The 6 issues raised by plaintiff have been reviewed and this Court determines the basic issue is: Was the trial court correct in granting summary judgment under GCR 1963, 117, on the basis of the record then before it?

The pertinent facts are undisputed. Defendant is the proprietor of WWJ-TV, a Detroit area television station. It televised twice the film "A Bell for Okinawa", once after receiving a written warning from plaintiff's attorneys not to do so. The film was made by Bernard L. Schubert, Inc.; it was leased to defendant for two showings by Telestar Films, Inc., on defendant's Sunday program entitled "The Reader's Digest Hour". The film is a dramatic portrayal of the true story of how the head of a leper colony in Okinawa obtained a bell for the colony free of charge from Neukolln Iron Works in West Berlin. Plaintiff's father owned the iron works, but plaintiff pleaded he was general manager at the time involved (the summer of 1952) and dealt with the head of the leper colony regarding the bell. Bruce Bliven, Jr., wrote an article for "Christ Und Welt", a German Lutheran Church publication, relating the story of the bell. A condensation of this article by the author appeared in the August, 1955, issue of Reader's Digest. The film involved was based on the condensation. It was viewed twice by the trial judge; at the time of oral argument, this Court was requested by both counsel to view the film and did so. The Reader's Digest article was an exhibit in the trial court and is before this Court.

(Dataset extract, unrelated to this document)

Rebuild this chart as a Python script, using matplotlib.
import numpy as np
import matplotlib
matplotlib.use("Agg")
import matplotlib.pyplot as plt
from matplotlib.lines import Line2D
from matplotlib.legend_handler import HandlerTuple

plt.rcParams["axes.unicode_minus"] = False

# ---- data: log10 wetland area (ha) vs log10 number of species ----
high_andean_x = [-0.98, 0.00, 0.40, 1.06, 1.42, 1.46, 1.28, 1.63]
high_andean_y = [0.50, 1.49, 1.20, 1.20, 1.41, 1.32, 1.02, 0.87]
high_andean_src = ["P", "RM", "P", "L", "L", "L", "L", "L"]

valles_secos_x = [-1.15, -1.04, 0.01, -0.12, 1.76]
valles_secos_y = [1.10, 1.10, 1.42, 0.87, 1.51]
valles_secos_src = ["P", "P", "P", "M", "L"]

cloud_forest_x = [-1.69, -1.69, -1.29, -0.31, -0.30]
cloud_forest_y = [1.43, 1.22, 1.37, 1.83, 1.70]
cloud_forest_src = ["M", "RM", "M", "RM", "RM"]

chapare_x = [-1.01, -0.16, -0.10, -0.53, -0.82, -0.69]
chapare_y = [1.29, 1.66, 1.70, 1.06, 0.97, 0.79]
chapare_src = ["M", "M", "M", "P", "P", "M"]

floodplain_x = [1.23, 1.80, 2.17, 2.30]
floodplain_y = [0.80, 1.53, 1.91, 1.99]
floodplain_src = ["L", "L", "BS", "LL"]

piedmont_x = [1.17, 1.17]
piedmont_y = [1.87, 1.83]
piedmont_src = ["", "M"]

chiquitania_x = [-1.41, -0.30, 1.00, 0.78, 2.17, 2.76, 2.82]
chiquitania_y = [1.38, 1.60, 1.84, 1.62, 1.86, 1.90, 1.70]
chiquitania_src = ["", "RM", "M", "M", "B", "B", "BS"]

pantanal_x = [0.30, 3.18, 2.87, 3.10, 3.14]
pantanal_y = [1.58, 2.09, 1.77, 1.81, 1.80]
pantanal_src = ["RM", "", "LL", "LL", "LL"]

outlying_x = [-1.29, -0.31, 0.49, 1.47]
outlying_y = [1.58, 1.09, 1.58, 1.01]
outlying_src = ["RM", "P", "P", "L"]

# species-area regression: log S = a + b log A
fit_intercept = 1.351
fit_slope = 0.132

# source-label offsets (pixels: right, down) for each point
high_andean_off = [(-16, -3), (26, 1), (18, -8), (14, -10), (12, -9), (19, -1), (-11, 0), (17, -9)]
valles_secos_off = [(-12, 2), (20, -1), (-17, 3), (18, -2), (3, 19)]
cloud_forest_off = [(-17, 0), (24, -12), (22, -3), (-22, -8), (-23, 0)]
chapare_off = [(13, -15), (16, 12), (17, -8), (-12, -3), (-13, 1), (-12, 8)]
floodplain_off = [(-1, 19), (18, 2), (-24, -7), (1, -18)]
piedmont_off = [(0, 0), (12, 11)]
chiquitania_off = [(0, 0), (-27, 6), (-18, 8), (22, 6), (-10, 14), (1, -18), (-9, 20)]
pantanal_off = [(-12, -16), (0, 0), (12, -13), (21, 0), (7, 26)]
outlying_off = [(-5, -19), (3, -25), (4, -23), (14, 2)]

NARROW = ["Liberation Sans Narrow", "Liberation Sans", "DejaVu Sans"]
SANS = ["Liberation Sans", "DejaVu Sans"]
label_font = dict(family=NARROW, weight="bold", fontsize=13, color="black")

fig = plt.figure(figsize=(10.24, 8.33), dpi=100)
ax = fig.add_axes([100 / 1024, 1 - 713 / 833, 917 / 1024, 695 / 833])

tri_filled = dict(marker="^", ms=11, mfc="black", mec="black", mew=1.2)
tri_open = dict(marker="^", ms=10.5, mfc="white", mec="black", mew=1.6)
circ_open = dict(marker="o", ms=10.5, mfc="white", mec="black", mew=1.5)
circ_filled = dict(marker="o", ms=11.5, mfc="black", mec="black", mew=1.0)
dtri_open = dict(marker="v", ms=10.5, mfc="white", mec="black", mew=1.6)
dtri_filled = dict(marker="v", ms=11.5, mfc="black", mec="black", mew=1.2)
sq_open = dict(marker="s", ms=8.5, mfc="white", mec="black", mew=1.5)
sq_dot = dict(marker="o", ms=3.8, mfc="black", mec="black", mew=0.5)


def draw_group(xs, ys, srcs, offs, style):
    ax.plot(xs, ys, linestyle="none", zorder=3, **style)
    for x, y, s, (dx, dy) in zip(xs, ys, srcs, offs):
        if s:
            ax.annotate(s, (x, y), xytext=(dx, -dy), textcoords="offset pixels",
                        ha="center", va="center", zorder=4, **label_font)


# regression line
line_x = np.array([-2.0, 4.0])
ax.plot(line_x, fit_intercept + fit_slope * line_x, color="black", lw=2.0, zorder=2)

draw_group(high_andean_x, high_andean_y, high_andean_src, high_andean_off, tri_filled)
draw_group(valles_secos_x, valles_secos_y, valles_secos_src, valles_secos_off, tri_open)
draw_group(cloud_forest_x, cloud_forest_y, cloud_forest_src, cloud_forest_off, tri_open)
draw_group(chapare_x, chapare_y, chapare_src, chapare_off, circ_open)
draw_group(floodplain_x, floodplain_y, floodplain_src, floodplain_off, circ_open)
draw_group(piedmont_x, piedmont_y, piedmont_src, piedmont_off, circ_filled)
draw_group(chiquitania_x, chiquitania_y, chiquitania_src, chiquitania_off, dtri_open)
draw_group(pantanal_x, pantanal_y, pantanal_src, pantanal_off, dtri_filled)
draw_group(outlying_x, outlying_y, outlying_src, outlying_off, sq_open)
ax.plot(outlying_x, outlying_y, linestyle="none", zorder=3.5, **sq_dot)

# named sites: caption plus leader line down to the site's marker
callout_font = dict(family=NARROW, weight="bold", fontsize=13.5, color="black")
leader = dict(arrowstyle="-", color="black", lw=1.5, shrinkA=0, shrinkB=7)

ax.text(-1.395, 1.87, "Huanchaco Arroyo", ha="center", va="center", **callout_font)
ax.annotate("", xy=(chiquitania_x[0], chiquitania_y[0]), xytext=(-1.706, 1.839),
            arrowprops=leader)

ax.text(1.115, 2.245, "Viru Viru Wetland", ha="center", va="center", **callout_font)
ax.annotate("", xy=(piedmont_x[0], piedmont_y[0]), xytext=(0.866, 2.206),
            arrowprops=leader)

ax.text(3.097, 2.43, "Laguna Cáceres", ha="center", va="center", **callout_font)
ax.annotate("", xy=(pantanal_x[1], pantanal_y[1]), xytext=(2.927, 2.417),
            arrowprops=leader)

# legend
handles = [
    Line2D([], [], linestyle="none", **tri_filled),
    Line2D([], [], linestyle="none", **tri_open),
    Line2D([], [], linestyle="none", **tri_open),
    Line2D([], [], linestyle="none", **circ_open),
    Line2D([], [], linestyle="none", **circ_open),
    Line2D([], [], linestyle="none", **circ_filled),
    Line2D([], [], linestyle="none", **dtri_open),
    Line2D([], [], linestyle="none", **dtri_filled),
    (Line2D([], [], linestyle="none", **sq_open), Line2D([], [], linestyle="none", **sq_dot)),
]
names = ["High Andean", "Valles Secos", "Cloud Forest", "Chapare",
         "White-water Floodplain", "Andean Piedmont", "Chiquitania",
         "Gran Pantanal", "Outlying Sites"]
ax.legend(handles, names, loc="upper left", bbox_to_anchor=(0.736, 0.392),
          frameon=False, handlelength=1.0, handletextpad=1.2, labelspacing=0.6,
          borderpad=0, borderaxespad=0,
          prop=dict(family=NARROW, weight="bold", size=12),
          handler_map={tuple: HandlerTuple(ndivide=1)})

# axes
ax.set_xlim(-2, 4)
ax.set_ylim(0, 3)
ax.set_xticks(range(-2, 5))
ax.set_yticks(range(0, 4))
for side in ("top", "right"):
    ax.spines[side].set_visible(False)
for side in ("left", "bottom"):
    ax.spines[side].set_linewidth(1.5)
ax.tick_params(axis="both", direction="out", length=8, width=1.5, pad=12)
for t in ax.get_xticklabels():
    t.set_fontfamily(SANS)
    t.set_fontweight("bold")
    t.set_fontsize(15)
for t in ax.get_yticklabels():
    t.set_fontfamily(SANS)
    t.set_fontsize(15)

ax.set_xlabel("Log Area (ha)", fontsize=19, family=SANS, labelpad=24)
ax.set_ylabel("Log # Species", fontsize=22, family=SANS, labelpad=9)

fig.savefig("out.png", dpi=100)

*77 The circumstances giving rise to the occasion of televising the film are all admitted in the pleadings. This being true, the trial court properly held it was the trial court's duty to determine the question of privilege as a matter of law. Lawrence v. Fox (1959), 357 Mich. 134.[*] The circumstances of the occasion amply support the trial court's finding that defendant enjoyed a qualified privilege in televising this documentary film.

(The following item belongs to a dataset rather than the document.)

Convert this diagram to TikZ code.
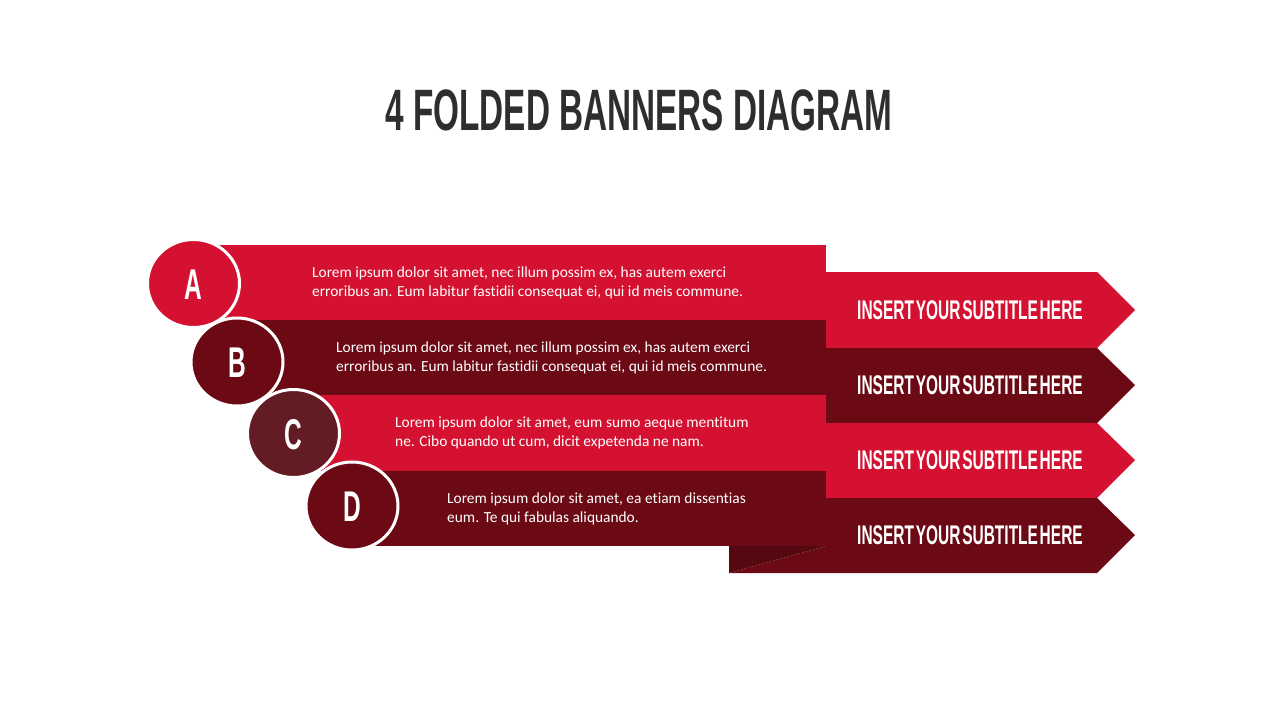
\documentclass[tikz,border=0pt]{standalone}
\usepackage{fontspec}
\setmainfont{Carlito}[Ligatures=NoCommon]
\newfontfamily\headfont[FakeStretch=0.57]{Liberation Sans}
\newfontfamily\subfont[FakeStretch=0.574, WordSpace=0.4]{Liberation Sans}
\usetikzlibrary{shapes.geometric}

\definecolor{bannerred}{HTML}{D41130}
\definecolor{bannerdark}{HTML}{6B0A14}
\definecolor{badgebrown}{HTML}{641C24}
\definecolor{foldshade}{HTML}{550810}
\definecolor{titlegray}{HTML}{2E2E2E}

\begin{document}
\begin{tikzpicture}[
    x=1pt, y=-1pt,
    badge/.style={
        ellipse,
        draw=white,
        line width=3pt,
        minimum width=92pt,
        minimum height=88pt,
        inner sep=0pt,
        text=white,
        font=\headfont\bfseries\fontsize{43}{43}\selectfont,
        text height=31pt,
        text depth=0pt,
    },
    lorem/.style={
        anchor=west,
        inner sep=0pt,
        align=left,
        text=white,
        font=\fontsize{15.4}{19}\selectfont,
    },
    subtitle/.style={
        inner sep=0pt,
        text=white,
        font=\subfont\bfseries\fontsize{27}{27}\selectfont,
        text height=19.5pt,
        text depth=0pt,
    }
]
    \useasboundingbox (0,0) rectangle (1280,720);

    % Title
    \node[text=titlegray, inner sep=0pt, text height=42pt, text depth=0pt,
          font=\headfont\bfseries\fontsize{58.4}{58.4}\selectfont]
        (title) at (639,109) {4 FOLDED BANNERS DIAGRAM};

    % Right arrows
    \fill[bannerred]  (826,272) -- (1097,272) -- (1135,310) -- (1097,348) -- (826,348) -- cycle;
    \fill[bannerdark] (826,348) -- (1097,348) -- (1135,385) -- (1097,423) -- (826,423) -- cycle;
    \fill[bannerred]  (826,423) -- (1097,423) -- (1135,460) -- (1097,498) -- (826,498) -- cycle;
    \fill[bannerdark] (826,498) -- (1097,498) -- (1135,535) -- (1097,573) -- (729,573) -- (826,546) -- cycle;
    \fill[foldshade]  (729,546) -- (826,546) -- (729,573) -- cycle;

    \node[subtitle] (sub1) at (970,310) {INSERT YOUR SUBTITLE HERE};
    \node[subtitle] (sub2) at (970,385) {INSERT YOUR SUBTITLE HERE};
    \node[subtitle] (sub3) at (970,460) {INSERT YOUR SUBTITLE HERE};
    \node[subtitle] (sub4) at (970,535) {INSERT YOUR SUBTITLE HERE};

    % Left banners
    \fill[bannerred]  (193,245) rectangle (826,320);
    \fill[bannerdark] (237,320) rectangle (826,395);
    \fill[bannerred]  (293,395) rectangle (826,471);
    \fill[bannerdark] (352,471) rectangle (826,546);

    \node[lorem] (textA) at (312,282.5) {Lorem ipsum dolor sit amet, nec illum possim ex, has autem exerci\\erroribus an. Eum labitur fastidii consequat ei, qui id meis commune.};
    \node[lorem] (textB) at (336,357.5) {Lorem ipsum dolor sit amet, nec illum possim ex, has autem exerci\\erroribus an. Eum labitur fastidii consequat ei, qui id meis commune.};
    \node[lorem] (textC) at (395,433) {Lorem ipsum dolor sit amet, eum sumo aeque mentitum\\ne. Cibo quando ut cum, dicit expetenda ne nam.};
    \node[lorem] (textD) at (447,508.5) {Lorem ipsum dolor sit amet, ea etiam dissentias\\eum. Te qui fabulas aliquando.};

    % Letter badges
    \node[badge, fill=bannerred]  (badgeA) at (193.5,283.5) {A};
    \node[badge, fill=bannerdark] (badgeB) at (237,362) {B};
    \node[badge, fill=badgebrown] (badgeC) at (293.5,433.5) {C};
    \node[badge, fill=bannerdark] (badgeD) at (352,506) {D};
\end{tikzpicture}
\end{document}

Since the privilege is qualified, it may be lost by abuse, as with publication with actual malice or excessive publication. (See Fox, supra.) But as was said in Fox at p 146: "The showing of malice required for the forfeiture of the privilege is not presumed but is a matter of proof by the plaintiff." This rule has been approved by the United States Supreme Court in New York Times Company v. Sullivan (1964), 376 U.S. 254 (84 S. Ct. 710, 11 L ed 2d 686, 95 ALR2d 1412). In the early case of Edwards v. Chandler (1866), 14 Mich. 471 (90 Am Dec 249), the Supreme Court said (p 475):

"Where a communication is privileged, the plaintiff cannot recover without proving affirmatively not only the falsehood of its contents, but also that it was published with express malice. Unless he can prove both of these points he must fail."

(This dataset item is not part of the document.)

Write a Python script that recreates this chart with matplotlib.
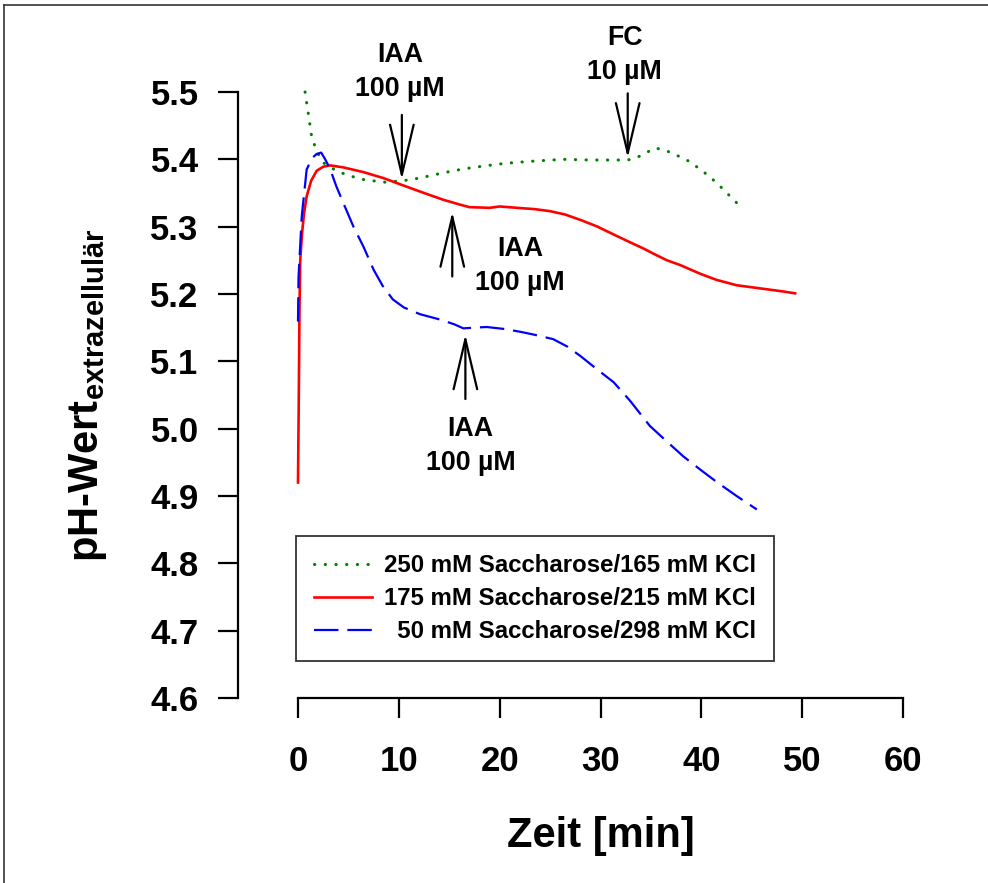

With the pleadings, film and article on which the film was based before it, the trial court properly found no showing of material falsity or malice and granted summary judgment for defendant. There is no claim here, nor could there be on this record, of excessive publication.

*78 The trial court is affirmed, with costs to appellee.

LESINSKI, C.J., and WATTS, J., concurred.

NOTES

[*] Only 3 Justices adopt this language in Fox, but in 3 subsequent cases, a unanimous Court adopts it. See Cochrane v. Wittbold (1960), 359 Mich. 402; Poledna v. Bendix Aviation Corp. (1960), 360 Mich. 129; Nuyen v. Slater (1964), 372 Mich. 654. On this basis, it is the law and Fox is cited because of its full and lucid discussion of the question that is before us.